A production guarantee is the provider’s promise that the panels will generate a minimum number of kilowatt-hours each year. Most contracts guarantee roughly 85% to 95% of the estimated output from the original engineering design.6National Renewable Energy Laboratory. Solar Leasing for Residential Photovoltaic Systems This guarantee matters because you’re paying a fixed monthly amount regardless of actual production. If the system underperforms, you’re overpaying relative to what you receive.
Reconciliation typically happens annually. The provider compares actual meter readings to the guaranteed level, and if the system fell short, you receive a credit or refund for the difference. For example, if the system underproduced by 500 kWh and the contract values electricity at $0.15 per kWh, you’d get a $75 credit. The math is straightforward, but the details are in the contract: some providers reconcile every two years instead of annually, and the guaranteed percentage often steps down over time to account for natural panel degradation, which averages about 0.5% per year.7National Renewable Energy Laboratory. Photovoltaic Degradation Rates – An Analytical Review
Your actual savings from a solar lease depend heavily on your utility’s net metering policy, and this is an area where the ground has shifted significantly in recent years. Under traditional net metering, excess electricity your panels send to the grid earns you a credit at the full retail rate. That model made solar leases financially attractive even without battery storage.
Several states have moved to newer rate structures that compensate exported electricity at a fraction of the retail rate. When export credits drop, the value of your solar production drops with it, but your lease payment stays the same. The result is a smaller gap between what you pay the utility and what you pay the leasing company. In markets where export compensation has been cut substantially, the financial case for a lease without battery storage weakens considerably. Before signing, ask the provider to model your savings under your utility’s current rate structure, not a legacy program you may not be eligible for.
Transferring a solar lease during a home sale is one of the most common friction points in the process, and real estate agents consistently flag it as a complication. The transfer itself is called an assignment: the buyer assumes the remaining lease obligations, and you’re released from the contract.
In practice, the seller must notify the solar company well before closing and provide the buyer’s information for a credit review. The buyer needs to meet the provider’s financial standards, and while most people who qualify for a mortgage will also qualify for a lease transfer, the extra step adds time and complexity. Some buyers simply don’t want to inherit a long-term contract they didn’t negotiate, and that reluctance can stall or kill a deal.
If the buyer refuses or fails the credit check, you have two options: buy out the lease yourself before closing, or find a different buyer. A buyout means paying either the remaining balance of all scheduled payments or a predetermined price, whichever the contract specifies. For a system with 15 years left on the lease, buyout costs can range from $15,000 to $25,000 depending on system size and contract terms. Once you pay, the provider releases the UCC-1 filing, and the home sells with a clear title.
The mid-lease buyout price is typically calculated one of two ways: as the net present value of all remaining payments, or as the fair market value of the system as determined by an independent appraiser. Fair market value appraisals consider factors like remaining useful life, system degradation, current energy rates, and comparable system sales. Some contracts specify which method applies; others use whichever produces the higher number. Read the buyout provision carefully before you list the house.

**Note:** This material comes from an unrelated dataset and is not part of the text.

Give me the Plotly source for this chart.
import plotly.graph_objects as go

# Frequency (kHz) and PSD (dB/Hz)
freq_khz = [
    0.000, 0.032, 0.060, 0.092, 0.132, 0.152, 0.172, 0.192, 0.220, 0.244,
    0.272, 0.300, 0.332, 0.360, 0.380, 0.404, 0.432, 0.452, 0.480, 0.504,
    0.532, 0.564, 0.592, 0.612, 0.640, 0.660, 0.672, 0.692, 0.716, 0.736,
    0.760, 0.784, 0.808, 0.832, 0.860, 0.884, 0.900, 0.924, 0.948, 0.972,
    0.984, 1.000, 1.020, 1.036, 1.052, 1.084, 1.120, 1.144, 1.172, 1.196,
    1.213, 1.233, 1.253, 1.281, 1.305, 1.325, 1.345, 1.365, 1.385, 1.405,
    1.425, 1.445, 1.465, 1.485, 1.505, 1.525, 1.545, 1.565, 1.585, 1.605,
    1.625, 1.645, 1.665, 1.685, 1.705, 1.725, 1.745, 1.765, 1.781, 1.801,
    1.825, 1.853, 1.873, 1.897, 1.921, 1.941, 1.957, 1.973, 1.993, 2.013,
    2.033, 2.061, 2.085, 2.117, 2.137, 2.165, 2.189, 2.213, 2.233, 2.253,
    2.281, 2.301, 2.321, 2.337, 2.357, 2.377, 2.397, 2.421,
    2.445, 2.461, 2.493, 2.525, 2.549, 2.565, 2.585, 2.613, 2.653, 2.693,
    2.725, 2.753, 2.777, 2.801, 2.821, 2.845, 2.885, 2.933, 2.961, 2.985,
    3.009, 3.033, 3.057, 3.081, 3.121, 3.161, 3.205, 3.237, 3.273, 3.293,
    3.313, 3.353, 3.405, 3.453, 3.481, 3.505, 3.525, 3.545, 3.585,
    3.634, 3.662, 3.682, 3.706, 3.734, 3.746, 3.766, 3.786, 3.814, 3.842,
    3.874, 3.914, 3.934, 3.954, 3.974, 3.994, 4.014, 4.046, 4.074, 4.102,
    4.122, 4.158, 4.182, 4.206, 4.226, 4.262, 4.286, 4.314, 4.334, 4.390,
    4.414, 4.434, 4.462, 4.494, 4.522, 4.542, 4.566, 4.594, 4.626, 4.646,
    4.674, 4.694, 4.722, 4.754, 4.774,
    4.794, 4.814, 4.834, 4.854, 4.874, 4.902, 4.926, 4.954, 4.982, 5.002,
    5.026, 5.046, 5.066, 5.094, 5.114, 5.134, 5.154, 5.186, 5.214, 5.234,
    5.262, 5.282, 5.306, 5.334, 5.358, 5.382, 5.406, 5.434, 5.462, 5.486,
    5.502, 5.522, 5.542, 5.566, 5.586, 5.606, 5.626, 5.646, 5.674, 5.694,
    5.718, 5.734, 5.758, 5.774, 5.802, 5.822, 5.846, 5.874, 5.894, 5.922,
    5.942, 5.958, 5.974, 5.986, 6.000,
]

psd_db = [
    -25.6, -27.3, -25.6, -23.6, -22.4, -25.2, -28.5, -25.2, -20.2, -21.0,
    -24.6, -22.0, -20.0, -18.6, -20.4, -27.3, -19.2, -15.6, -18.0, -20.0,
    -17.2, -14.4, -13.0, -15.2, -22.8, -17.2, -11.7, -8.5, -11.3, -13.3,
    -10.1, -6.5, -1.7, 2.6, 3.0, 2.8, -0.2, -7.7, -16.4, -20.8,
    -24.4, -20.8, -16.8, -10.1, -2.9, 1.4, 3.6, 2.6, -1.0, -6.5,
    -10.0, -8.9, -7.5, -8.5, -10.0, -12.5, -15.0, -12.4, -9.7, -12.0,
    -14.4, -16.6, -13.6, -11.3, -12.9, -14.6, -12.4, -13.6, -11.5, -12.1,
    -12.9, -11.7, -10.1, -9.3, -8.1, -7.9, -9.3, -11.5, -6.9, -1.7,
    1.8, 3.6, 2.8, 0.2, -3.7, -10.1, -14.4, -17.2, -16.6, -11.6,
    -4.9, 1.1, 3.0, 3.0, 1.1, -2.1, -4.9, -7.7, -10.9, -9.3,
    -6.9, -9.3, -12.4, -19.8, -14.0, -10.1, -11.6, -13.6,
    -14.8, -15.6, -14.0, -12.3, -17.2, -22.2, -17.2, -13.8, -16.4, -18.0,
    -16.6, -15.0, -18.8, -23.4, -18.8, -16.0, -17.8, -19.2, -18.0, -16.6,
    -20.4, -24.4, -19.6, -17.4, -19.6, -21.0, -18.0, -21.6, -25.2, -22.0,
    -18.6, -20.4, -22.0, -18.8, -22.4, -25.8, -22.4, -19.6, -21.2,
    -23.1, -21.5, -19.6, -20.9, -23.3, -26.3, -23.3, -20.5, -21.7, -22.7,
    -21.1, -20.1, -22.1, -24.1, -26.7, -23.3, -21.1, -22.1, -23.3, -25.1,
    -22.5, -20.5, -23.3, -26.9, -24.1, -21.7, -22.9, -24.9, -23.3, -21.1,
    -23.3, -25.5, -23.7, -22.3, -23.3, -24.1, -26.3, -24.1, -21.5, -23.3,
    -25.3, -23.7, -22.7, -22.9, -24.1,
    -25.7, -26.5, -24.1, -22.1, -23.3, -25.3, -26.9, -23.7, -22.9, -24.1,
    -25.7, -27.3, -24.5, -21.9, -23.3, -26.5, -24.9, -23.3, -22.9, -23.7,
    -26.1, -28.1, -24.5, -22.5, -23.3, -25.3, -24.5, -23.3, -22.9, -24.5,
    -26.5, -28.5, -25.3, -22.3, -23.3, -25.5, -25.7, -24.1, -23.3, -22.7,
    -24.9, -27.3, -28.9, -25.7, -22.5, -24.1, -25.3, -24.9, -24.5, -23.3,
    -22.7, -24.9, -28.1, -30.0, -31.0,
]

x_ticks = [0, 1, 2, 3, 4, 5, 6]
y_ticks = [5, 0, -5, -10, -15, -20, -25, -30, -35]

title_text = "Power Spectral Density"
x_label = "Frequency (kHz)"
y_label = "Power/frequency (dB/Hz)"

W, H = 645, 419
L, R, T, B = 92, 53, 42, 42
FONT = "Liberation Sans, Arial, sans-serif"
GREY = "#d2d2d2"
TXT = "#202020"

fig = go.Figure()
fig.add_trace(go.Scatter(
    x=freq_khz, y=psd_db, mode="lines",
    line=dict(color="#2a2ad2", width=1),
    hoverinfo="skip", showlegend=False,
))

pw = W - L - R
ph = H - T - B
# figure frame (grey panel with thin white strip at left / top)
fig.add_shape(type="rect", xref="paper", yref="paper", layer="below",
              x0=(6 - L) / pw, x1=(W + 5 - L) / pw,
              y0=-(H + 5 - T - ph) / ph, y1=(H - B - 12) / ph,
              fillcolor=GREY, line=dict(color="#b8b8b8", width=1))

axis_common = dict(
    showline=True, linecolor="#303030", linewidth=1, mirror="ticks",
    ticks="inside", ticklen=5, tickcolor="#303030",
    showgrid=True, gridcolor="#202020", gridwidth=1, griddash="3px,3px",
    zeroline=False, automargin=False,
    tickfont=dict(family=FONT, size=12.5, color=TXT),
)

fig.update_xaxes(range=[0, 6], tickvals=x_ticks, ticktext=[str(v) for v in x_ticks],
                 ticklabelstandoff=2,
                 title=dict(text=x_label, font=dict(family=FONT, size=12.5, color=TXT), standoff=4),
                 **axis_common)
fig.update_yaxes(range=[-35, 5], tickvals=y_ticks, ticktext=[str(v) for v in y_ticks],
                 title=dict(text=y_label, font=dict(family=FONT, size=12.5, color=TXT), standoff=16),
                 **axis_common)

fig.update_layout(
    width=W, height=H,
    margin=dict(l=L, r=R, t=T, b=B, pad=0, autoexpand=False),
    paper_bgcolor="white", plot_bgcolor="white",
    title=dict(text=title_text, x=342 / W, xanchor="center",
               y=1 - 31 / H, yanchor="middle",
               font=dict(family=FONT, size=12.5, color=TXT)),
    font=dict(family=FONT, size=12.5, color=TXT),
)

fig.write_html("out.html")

Walking away from a solar lease before the term ends is expensive by design. Early termination fees are structured to make the provider whole for the revenue they expected to collect over the full contract. In the first five years, termination costs can rival the total contract value. Fees generally decline as the lease matures, but even in the final stretch, expect to pay several thousand dollars.

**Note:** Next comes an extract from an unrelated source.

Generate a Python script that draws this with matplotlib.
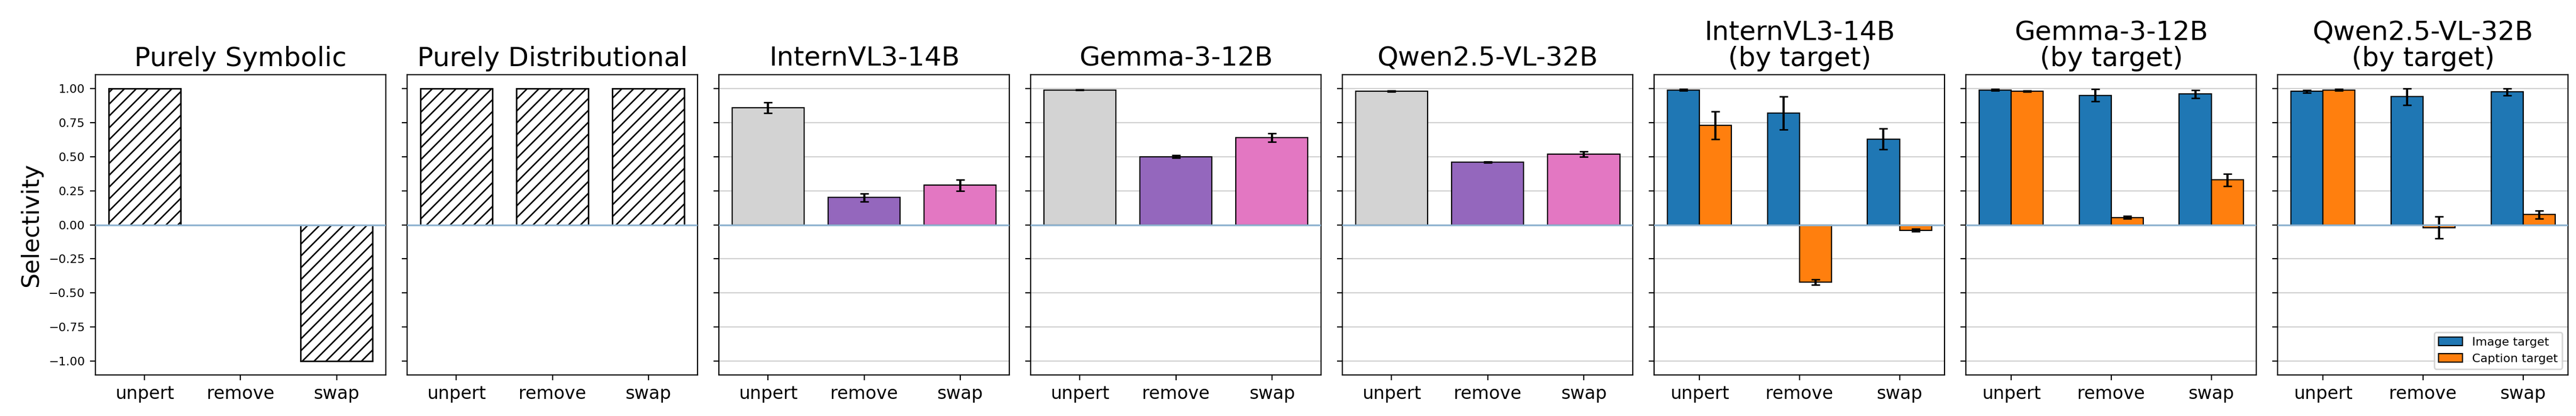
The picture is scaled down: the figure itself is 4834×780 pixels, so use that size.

Contracts calculate the fee differently. Some total all remaining payments without any discount. Others use the net present value of remaining payments, applying an interest rate to reflect the time value of money. A few contracts include a declining fixed schedule that specifies exact amounts at various milestones. Regardless of the method, early termination is almost always the worst financial outcome. If you’re unhappy with the lease, exploring a buyout and ownership conversion usually costs less than a pure termination.

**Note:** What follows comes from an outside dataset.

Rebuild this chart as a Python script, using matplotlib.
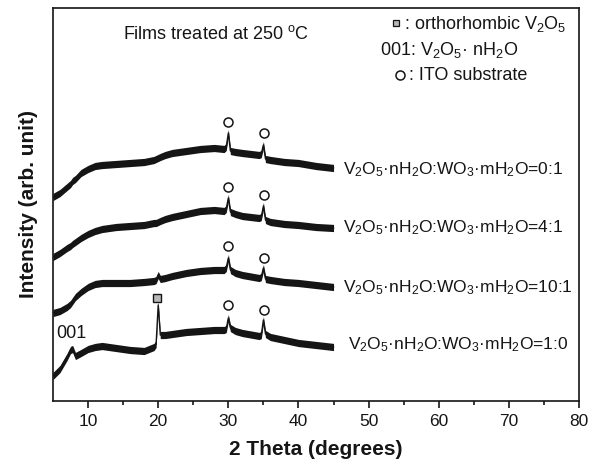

When the lease expires, you typically have three choices: renew, purchase, or remove.
Professional removal of a residential solar array generally costs between $1,000 and $3,500 in labor, which is the provider’s expense at the end of a natural term. Where homeowners get tripped up is confusing end-of-term removal (free) with mid-lease removal for roof work or early termination (not free).
Solar provider bankruptcies have become less hypothetical in recent years, and the consequences for lessees are messy. Bankruptcy does not cancel your lease. You still owe payments, and the equipment stays on your roof. In most cases, the lease contract is treated as a company asset and gets sold to another solar firm or financial institution as part of the bankruptcy proceedings. You should receive a transfer notice with new payment instructions.
The harder problem is maintenance. If your provider disappears or enters a prolonged bankruptcy, performance guarantees and repair obligations may go unfulfilled. Manufacturers of individual components like inverters or panels sometimes continue honoring their own warranties, but the original installer’s broader service commitments often die with the company. As an unsecured creditor, your chances of recovering compensation through bankruptcy court are slim.
If you find yourself in this situation, check whether your contract was acquired before hiring your own electrician, since maintenance responsibility belongs to whoever holds the ownership interest. Keep copies of all lease documents, correspondence, and payment records. They become significantly harder to reconstruct once a company stops operating.
Solar panels can increase a home’s assessed value, which would normally raise your property taxes. However, roughly 36 states plus the District of Columbia offer some form of property tax exemption for solar energy systems. These exemptions vary widely: some are permanent, others expire after a set number of years, and a few leave the decision to individual municipalities rather than mandating it statewide.
Whether the exemption applies to a leased system depends on how your state defines eligible property and ownership. In most states with exemptions, the benefit flows to the property regardless of who owns the panels, but this isn’t universal. Check with your local assessor’s office before assuming the exemption covers a third-party-owned system on your roof.
Most solar lease contracts include a mandatory binding arbitration clause. By signing, you agree that any disputes with the provider will be resolved through a private arbitrator rather than in court. You waive your right to a jury trial and, in most cases, your ability to join a class action lawsuit. Arbitration can be faster and cheaper than litigation, but it also limits your legal options and keeps the proceedings private. Before signing, look for this clause and understand what you’re giving up. If the rest of the contract looks good but arbitration concerns you, some providers will negotiate on this point.